Der gut aussehende Erwin, der recht eitel ist, machte einen Witz oder so was Ähnliches. Bei den vielen Autoabgasen im Parkhaus würde es ihnen sicher allen genauso ergehen. Laut hatte die lustige Parkwächterrunde bei Schichtwechsel darüber gelacht, nur Jan konnte nicht mit lachen. Weil er keine Spaßbremse sein wollte tat er aber so, als ob er das auch lustig finden würde.
Kommentare 15
Sehr gelungene Schilderung eines heiklen Themas. Einer meiner Nachbarn hat - trotz dem, was man einen "besseren" Beruf nennen würde, ebenfalls so einen Tick. kann nicht das Haus verlassen, ohne 5 mal an der Türe gerüttelt zu haben und steckt bisweilen auch ein zweites mal den Schlüssel hinein um zu sehen, ob er wirklich abgeschlossen hat. Solche Kleinigkeiten zeigen, in wie vielen Bereichen es krankt.
Lieber schlesinger,
vielen Dank für den netten Kommentar, über den ich mich sehr gefreut habe.
por
Der Jan wird immer vielschichtiger. Hast Du die Figur schon so angelegt, oder tust Du nach und nach etwas hinzu?
Er kontrolliert, ob die Tür verschlossen ist, das ist sein Job, aber er hofft, dass sie offen ist, das wäre sein Leben ;)
Zwangsstörung. Das muss für den Betroffenen eine ziemliche Last sein. Manchmal hat man ja selbst so Ansätze davon, aber eben immer nur Ansätze.
"Er leidet, aber das Schließen und die Kontrolle sind auch eine Lust und ein Ersatz für etwas Anderes, dass irgendwann mal in ihm zerbrochen ist. Er will es wieder zusammenfügen, aber das braucht seine Zeit." - Sehr plastisch diese Schilderung.
zwangsstörung oder -neurose, oder der rückversicherertick, ähnlich des tunnelblicks, und man muß aufpassen, nicht "durchzubrennen", ehe professionelle hilfe vor ort ist - eine dichte alltagsbeobachtung, ganz gleich, ob nun fiktiv oder real, ich denke, es gibt eine menge leute, die solche symptome aufweisen, daran leiden ...
Lieber por,
dieses Parkhaus scheint noch eine Menge Überraschungen zu bergen, auch auf die nächsten bin ich gespannt!
Lieber meisterfalk,
vielen Dank für den Kommentar.

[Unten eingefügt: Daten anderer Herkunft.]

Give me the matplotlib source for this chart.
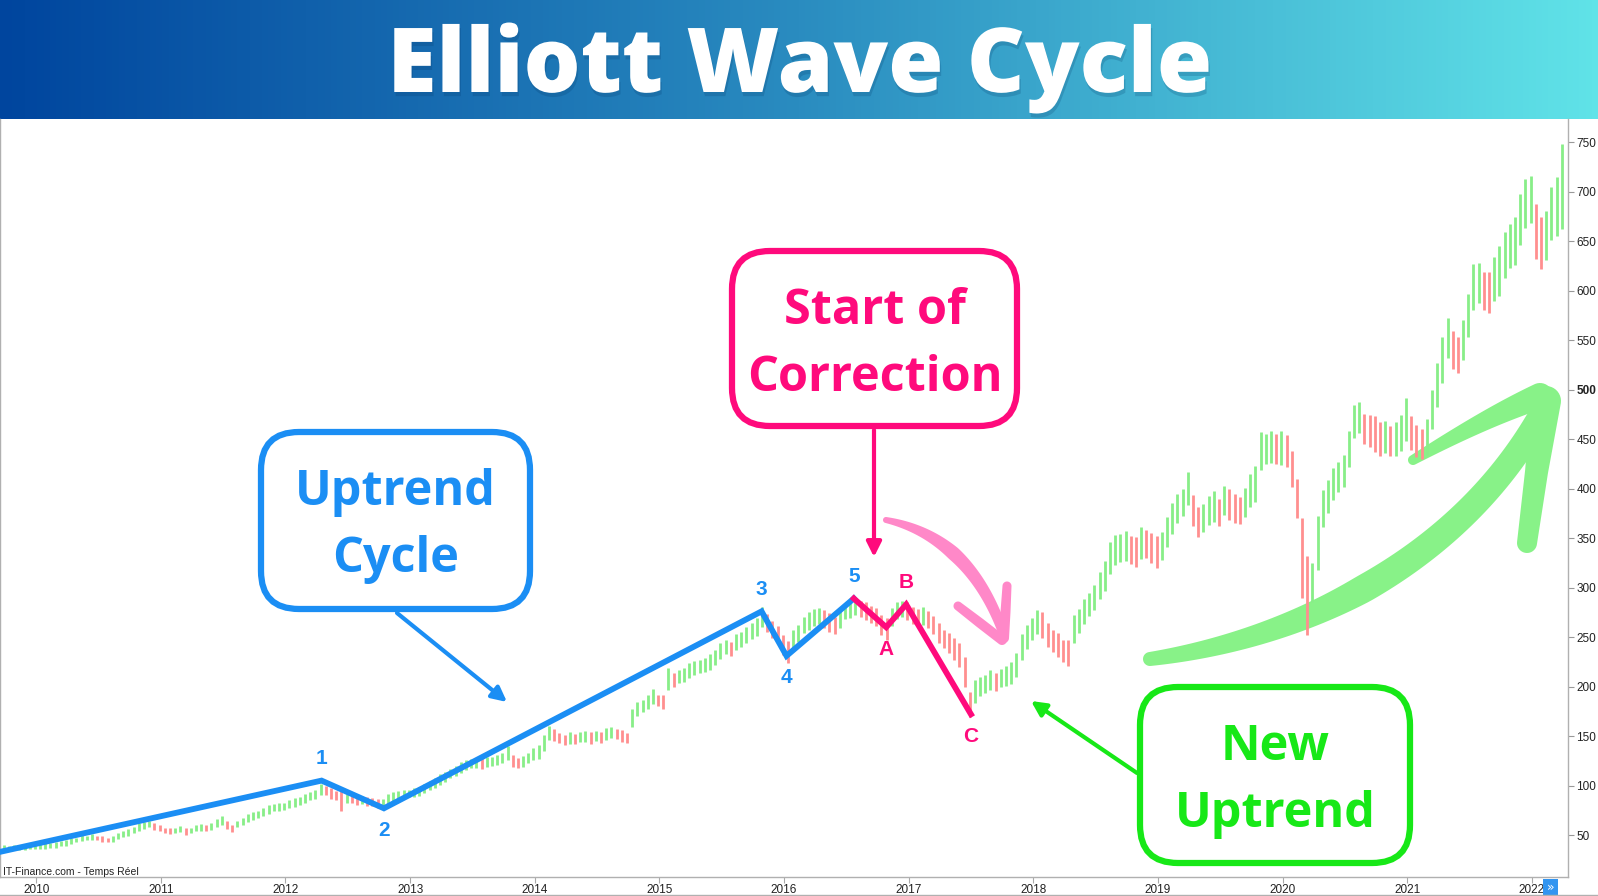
import numpy as np
import matplotlib.pyplot as plt
import matplotlib.patheffects as pe
from matplotlib.patches import FancyBboxPatch, Polygon
from matplotlib.colors import LinearSegmentedColormap

W, H = 1598, 896

# ---------------- données ----------------
# barres demi-mensuelles à partir de 2009.74 : milieu et hauteur (high - low)
bar_start = 2009.74
bar_mid = [
    37, 37, 37, 37, 38, 38, 38, 38, 39, 39, 40, 41, 42, 44, 45, 47, 47, 48, 47, 46, 45, 46, 49, 51,
    53, 55, 58, 60, 61, 59, 57, 55, 54, 55, 56, 54, 55, 57, 58, 57, 59, 62, 65, 60, 57, 61, 64, 67,
    69, 71, 73, 76, 78, 78, 79, 81, 83, 84, 87, 89, 91, 96, 95, 92, 90, 84, 87, 86, 85, 85, 84, 83,
    82, 82, 86, 89, 90, 91, 92, 93, 94, 97, 100, 103, 106, 109, 112, 115, 118, 121, 122, 123, 122, 124, 124, 126,
    128, 133, 125, 123, 124, 128, 132, 134, 143, 153, 151, 148, 146, 148, 147, 149, 150, 148, 150, 149, 152, 154, 152, 150,
    148, 168, 177, 180, 184, 190, 186, 184, 208, 207, 210, 212, 216, 219, 220, 222, 225, 229, 236, 240, 238, 245, 248, 252,
    256, 260, 270, 264, 258, 252, 242, 235, 248, 254, 262, 266, 270, 271, 268, 265, 262, 268, 276, 278, 281, 278, 276, 273,
    270, 262, 258, 270, 277, 278, 276, 272, 270, 271, 268, 262, 254, 248, 244, 238, 232, 215, 182, 195, 200, 203, 207, 205,
    209, 211, 214, 222, 240, 250, 258, 265, 262, 252, 246, 242, 236, 234, 258, 266, 276, 283, 290, 302, 312, 330, 338, 340,
    342, 338, 336, 345, 344, 340, 336, 342, 356, 370, 380, 386, 400, 378, 366, 370, 378, 382, 376, 388, 384, 380, 378, 386,
    398, 405, 438, 440, 442, 440, 441, 438, 420, 390, 330, 292, 305, 345, 380, 392, 405, 412, 418, 440, 468, 472, 460, 458,
    455, 450, 452, 448, 450, 456, 470, 456, 448, 445, 452, 480, 505, 530, 552, 540, 535, 550, 575, 604, 608, 600, 598, 612,
    620, 636, 645, 650, 672, 688, 692, 660, 648, 656, 678, 685, 705,
]
bar_rng = [
    5, 4, 5, 4, 6, 5, 4, 5, 6, 5, 6, 5, 6, 7, 5, 6, 5, 6, 5, 6, 5, 6, 7, 6,
    7, 6, 8, 7, 6, 7, 6, 5, 6, 5, 6, 7, 5, 6, 7, 6, 7, 8, 9, 8, 7, 6, 7, 8,
    8, 7, 8, 9, 7, 8, 7, 8, 9, 8, 9, 8, 10, 12, 10, 11, 9, 20, 9, 8, 9, 8, 9, 8,
    9, 8, 10, 9, 8, 9, 8, 10, 9, 10, 9, 10, 11, 10, 9, 10, 11, 10, 9, 10, 11, 10, 9, 10,
    10, 14, 12, 10, 11, 10, 12, 14, 16, 14, 12, 11, 10, 12, 11, 10, 11, 12, 10, 11, 12, 11, 10, 12,
    10, 18, 14, 12, 14, 15, 12, 14, 22, 14, 13, 14, 15, 14, 13, 14, 16, 15, 16, 14, 15, 16, 15, 16,
    16, 18, 20, 18, 17, 18, 20, 22, 18, 17, 16, 18, 17, 16, 18, 19, 17, 18, 16, 17, 18, 16, 18, 17,
    18, 20, 22, 18, 17, 16, 18, 17, 16, 18, 17, 18, 20, 19, 20, 22, 24, 30, 26, 24, 20, 18, 20, 18,
    18, 20, 22, 24, 26, 24, 22, 24, 26, 24, 22, 24, 22, 26, 28, 24, 26, 24, 26, 28, 30, 32, 30, 28,
    30, 28, 30, 32, 28, 30, 32, 28, 30, 32, 30, 28, 34, 32, 30, 28, 30, 32, 28, 30, 32, 30, 28, 30,
    34, 36, 38, 30, 32, 30, 34, 32, 36, 40, 80, 80, 40, 55, 38, 34, 32, 30, 32, 36, 34, 32, 30, 32,
    36, 34, 32, 30, 34, 36, 44, 34, 32, 30, 36, 40, 44, 46, 40, 38, 36, 40, 44, 46, 40, 38, 42, 44,
    50, 46, 44, 48, 52, 50, 48, 56, 52, 50, 54, 60, 86,
]

# vagues d'Elliott
wave_up_years = [2009.71, 2012.29, 2012.79, 2015.82, 2016.02, 2016.56]
wave_up_prices = [33, 105, 77, 276, 231, 289]
wave_up_labels = ['', '1', '2', '3', '4', '5']
wave_abc_years = [2016.56, 2016.82, 2016.98, 2017.50]
wave_abc_prices = [289, 260, 283, 172]
wave_abc_labels = ['', 'A', 'B', 'C']

years = list(range(2010, 2023))
price_ticks = list(range(50, 751, 50))

BLUE = '#1b8ef4'
PINK = '#ff0a7c'
GREEN = '#17e817'


def frac(x0, y0, x1, y1):
    return [x0 / W, 1 - y1 / H, (x1 - x0) / W, (y1 - y0) / H]


def bezier(ctrl, n=80):
    c = np.array(ctrl, float)
    s = np.linspace(0, 1, n)[:, None]
    return ((1 - s) ** 3) * c[0] + 3 * (1 - s) ** 2 * s * c[1] + 3 * (1 - s) * s ** 2 * c[2] + s ** 3 * c[3]


def brush(axe, ctrl, widths, color, tr, z=1):
    # trait de pinceau : courbe de Bézier épaisse avec bouts arrondis
    p = bezier(ctrl)
    d = np.gradient(p, axis=0)
    d /= np.linalg.norm(d, axis=1)[:, None]
    nrm = np.column_stack([-d[:, 1], d[:, 0]])
    s = np.linspace(0, 1, len(p))
    w = np.interp(s, [0, 0.5, 1], widths) / 2
    left = p + nrm * w[:, None]
    right = p - nrm * w[:, None]
    a1 = np.arctan2(nrm[-1, 1], nrm[-1, 0])
    ang = np.linspace(a1, a1 - np.pi, 20)
    cap1 = p[-1] + w[-1] * np.column_stack([np.cos(ang), np.sin(ang)])
    a0 = np.arctan2(nrm[0, 1], nrm[0, 0])
    ang = np.linspace(a0 + np.pi, a0, 20)
    cap0 = p[0] + w[0] * np.column_stack([np.cos(ang), np.sin(ang)])
    pts = np.vstack([left, cap1, right[::-1], cap0])
    axe.add_patch(Polygon(pts, closed=True, facecolor=color, edgecolor='none',
                          transform=tr, zorder=z, clip_on=False))


def straight(p0, p1):
    p0, p1 = np.array(p0, float), np.array(p1, float)
    return [p0, p0 + (p1 - p0) / 3, p0 + 2 * (p1 - p0) / 3, p1]


fig = plt.figure(figsize=(W / 100, H / 100), dpi=100)

# ---------------- bandeau titre ----------------
axb = fig.add_axes(frac(0, 0, W, 119), zorder=0)
cmap = LinearSegmentedColormap.from_list('bandeau', ['#00459e', '#2a8cc0', '#60e3e8'])
axb.imshow(np.linspace(0, 1, 256)[None, :], aspect='auto', cmap=cmap, extent=[0, 1, 0, 1])
axb.set_axis_off()

# ---------------- graphique des cours ----------------
ax = fig.add_axes(frac(0, 119, 1568, 877), zorder=1)
ax.set_xlim(2009.71, 2022.29)
ax.set_ylim(7.6, 773.5)

mid = np.array(bar_mid, float)
rng = np.array(bar_rng, float)
t = bar_start + np.arange(len(mid)) / 24
up = np.r_[True, mid[1:] >= mid[:-1]]
cols = np.where(up, '#88ee88', '#ff8f8f')
ax.vlines(t, mid - rng / 2, mid + rng / 2, colors=cols, lw=2.0, zorder=2)

ax.plot(wave_up_years, wave_up_prices, color=BLUE, lw=4.2, solid_joinstyle='miter', zorder=4)
ax.plot(wave_abc_years, wave_abc_prices, color=PINK, lw=4.2, solid_joinstyle='miter', zorder=4)

for i, lab in enumerate(wave_up_labels):
    if lab:
        dy = 22 if i % 2 == 1 else -22
        ax.annotate(lab, (wave_up_years[i], wave_up_prices[i]), xytext=(0, dy),
                    textcoords='offset pixels', ha='center', va='center', color=BLUE,
                    fontsize=15, fontweight='bold', family='Liberation Sans', zorder=5)
for i, lab in enumerate(wave_abc_labels):
    if lab:
        dy = 22 if lab == 'B' else -22
        ax.annotate(lab, (wave_abc_years[i], wave_abc_prices[i]), xytext=(0, dy),
                    textcoords='offset pixels', ha='center', va='center', color=PINK,
                    fontsize=15, fontweight='bold', family='Liberation Sans', zorder=5)

ax.yaxis.tick_right()
ax.set_yticks(price_ticks, labels=[str(v) for v in price_ticks])
for lab in ax.get_yticklabels():
    lab.set_family('Liberation Sans')
    if lab.get_text() == '500':
        lab.set_fontweight('bold')
        lab.set_fontsize(9)
ax.set_xticks(years, labels=[str(y) for y in years])
for lab in ax.get_xticklabels():
    lab.set_family('Liberation Sans')
ax.tick_params(axis='y', direction='out', length=4, width=0.8, color='#999999',
               labelsize=8.5, labelcolor='#222222', pad=2)
ax.tick_params(axis='x', direction='out', length=4, width=0.8, color='#aaaaaa',
               labelsize=8.5, labelcolor='#222222', pad=1)
for side in ['left', 'right', 'bottom']:
    ax.spines[side].set_color('#b0b0b0')
    ax.spines[side].set_linewidth(1)
ax.spines['top'].set_visible(False)

# ---------------- annotations (repère en pixels) ----------------
axo = fig.add_axes([0, 0, 1, 1], zorder=3)
axo.set_xlim(0, W)
axo.set_ylim(H, 0)
axo.set_axis_off()
axo.patch.set_alpha(0)
tr = axo.transData

axo.text(3, 875, 'IT-Finance.com - Temps Réel', fontsize=7.5, family='Liberation Sans',
         color='#222222', ha='left', va='baseline')

# traits de pinceau (sous les barres)
LGREEN = '#88f288'
brush(ax, [(1150, 659), (1290, 640), (1450, 570), (1537, 422)], [14, 28, 25], LGREEN, tr)
brush(ax, [(1413, 460), (1460, 433), (1500, 412), (1540, 396)], [10, 18, 26], LGREEN, tr)
brush(ax, straight((1546, 401), (1527, 543)), [30, 23, 20], LGREEN, tr)
LPINK = '#ff88c8'
brush(ax, [(886, 520), (935, 530), (978, 562), (1003, 632)], [6, 14, 10], LPINK, tr)
brush(ax, straight((958, 606), (1002, 640)), [9, 10, 10], LPINK, tr)
brush(ax, straight((1007, 586), (1004, 638)), [9, 10, 10], LPINK, tr)

# titre
axo.text(800, 92, 'Elliott Wave Cycle', ha='center', va='baseline', color='white',
         fontsize=64.5, fontweight='heavy', family='Open Sans',
         path_effects=[pe.SimplePatchShadow(offset=(1, -3), shadow_rgbFace='#003060', alpha=0.18),
                       pe.Normal()])


def callout(x0, y0, x1, y1, color, lines, baselines):
    box = FancyBboxPatch((x0 + 3, y0 + 3), x1 - x0 - 6, y1 - y0 - 6,
                         boxstyle='round,pad=0,rounding_size=38', facecolor='white',
                         edgecolor=color, lw=4.5, zorder=3)
    axo.add_patch(box)
    for txt, yb in zip(lines, baselines):
        axo.text((x0 + x1) / 2, yb, txt, ha='center', va='baseline', color=color,
                 fontsize=35, fontweight='bold', family='Open Sans', zorder=4)


callout(258, 429, 533, 612, BLUE, ['Uptrend', 'Cycle'], [505, 572])
callout(729, 248, 1020, 429, PINK, ['Start of', 'Correction'], [324, 391])
callout(1137, 684, 1413, 866, GREEN, ['New', 'Uptrend'], [760, 827])

axo.annotate('', xy=(507, 702), xytext=(397, 613),
             arrowprops=dict(arrowstyle='-|>', lw=3, color=BLUE, mutation_scale=22, shrinkA=0, shrinkB=0))
axo.annotate('', xy=(874, 557), xytext=(874, 430),
             arrowprops=dict(arrowstyle='-|>', lw=3, color=PINK, mutation_scale=22, shrinkA=0, shrinkB=0))
axo.annotate('', xy=(1031, 701), xytext=(1137, 773),
             arrowprops=dict(arrowstyle='-|>', lw=3, color=GREEN, mutation_scale=22, shrinkA=0, shrinkB=0))

# bas de page
axo.plot([0, W], [895, 895], color='#b0b0b0', lw=1)
axo.add_patch(plt.Rectangle((1543, 879), 15, 16, facecolor='#3395f0', edgecolor='none'))
axo.text(1550.5, 887, '»', ha='center', va='center', color='white', fontsize=9,
         family='DejaVu Sans')

fig.savefig('out.png', dpi=100)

Es kommt noch was hinzu.
Herzliche Grüße
por
Lieber streifzug,
ja so in etwa. :O)
por
Liebe magda,
schön sind solche Störungen nicht. Das man selbst manchmal was davon hat, kenne ich auch.
Herzliche Grüße nach Berlin
Grüß mir den Pandabären
por
Liebe jayne,
herzlichen Dank für den netten Kommentar, übrt den ich mich sehr gefreut habe. Das mit den Auffpassen vor dem "Durchbrennen" ist wohl wirklich sehr wichtig.
Herzliche Grüße
por
Lieber archinaut,
herzlichen Dank für den Kommentar, Ich habe mich wirklich gefreut.
por
"schön sind solche Störungen nicht. Das man selbst manchmal was davon hat, kenne ich auch."
Das ist ein Missverständnis.
"man hat etwas davon" - bedeutet hier, dass man (ich)
manchmal Ansätze dieser Störung an sich selbst beobachtet. Der unterschiedliche Sprachgebrauch verwirrt.
Der Pandabär hat auch nichts von mir. :-))
"schön sind solche Störungen nicht. Das man selbst manchmal was davon hat, kenne ich auch."
Nee, das ist ein Missverständnis sprachlicher Art. "Was davon haben" meint hier, dass man manchmal an sich selbst solche Symptome und Ansätze zum Kontrollwahn entdeckt.
Ich grüße den Pandabären, aber auch nur von fern.
Liuebe Magda,
sorry. Ich habe mich blöd aus gedrückt. Ich meite das Gleiche wie Du. Ich kenne solche Symptome auch.